The number of infections is thought to be far higher than reported because many people have not been tested, and studies suggest people can be infected with the virus without feeling sick.

Coronavirus in Arizona: Latest case numbers

COVID-19-related hospitalizations continue to surpass what Arizona saw during the summer surge with 3,925 hospitalizations reported as of Monday. Only 8% of all hospital beds and ICU beds were available and not in use.

Several healthcare organizations urged Gov. Doug Ducey last week to implement stricter measures to control the spread of the coronavirus as vaccines are being distributed mostly to frontline workers and amid holiday celebrations.

Among the requests are to close bars and nightclubs, limit restaurants to outside dining and take-out service, implement a statewide enforceable mask mandate and limit public gatherings to 25 people.

"The healthcare system is overwhelmed and on the brink of considering the need to implement crisis standards of care," the letter read. "We also face the reality that we will likely run out of available staff to care for patients who need our help."

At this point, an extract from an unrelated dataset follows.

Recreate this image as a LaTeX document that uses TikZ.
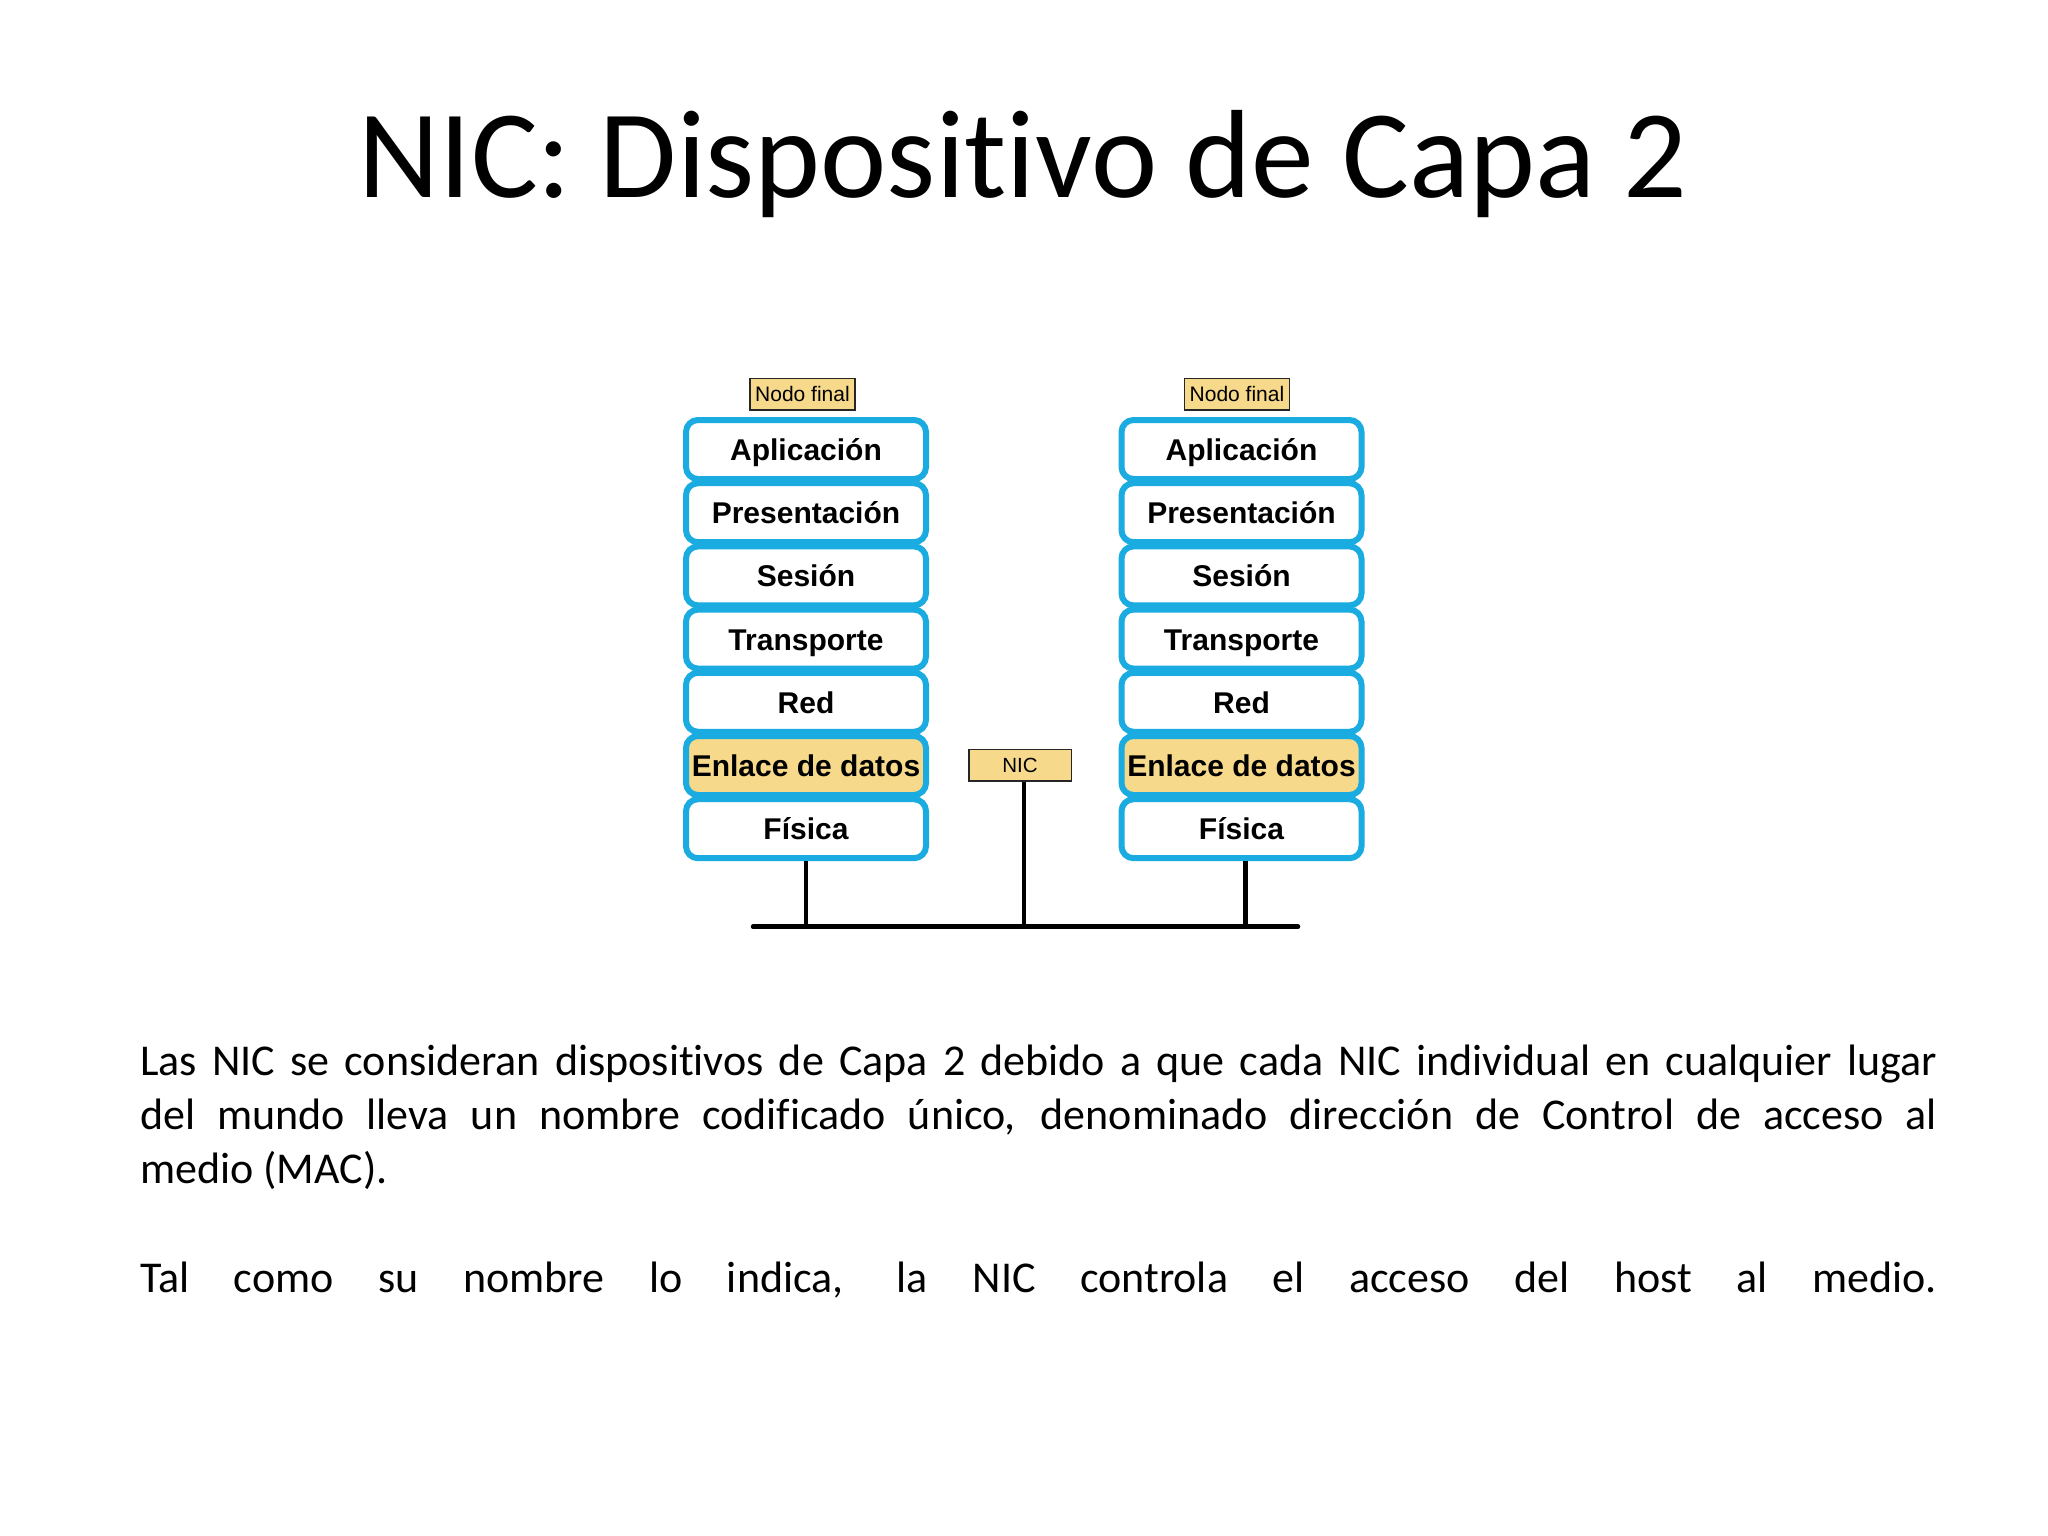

MAP: Arizona Coronavirus cases by zip code

The Arizona Hospital and Healthcare Association, the Arizona Public Health Association, the Maricopa County Medical Society, the Arizona Medical Association, the Arizona Organization of Nurse Leaders and the Arizona Osteopathic Medical Association signed the letter.

MORE: Local hospitals having a hard time with ICU bed capacity and staffing amid new COVID-19 surge


In order to protect yourself from a possible infection, the CDC recommends: 

  • Avoid close contact with people who are sick.
  • Avoid touching your eyes, nose, and mouth.
  • Stay home when you are sick.
  • Cover your cough or sneeze with a tissue, then throw the tissue in the trash.
  • Clean and disinfect frequently touched objects and surfaces using a regular household cleaning spray or wipe.
  • Cover your mouth and nose with a cloth face cover when around others
  • Wash your hands often with soap and water for at least 20 seconds, especially after going to the bathroom; before eating; and after blowing your nose, coughing, or sneezing.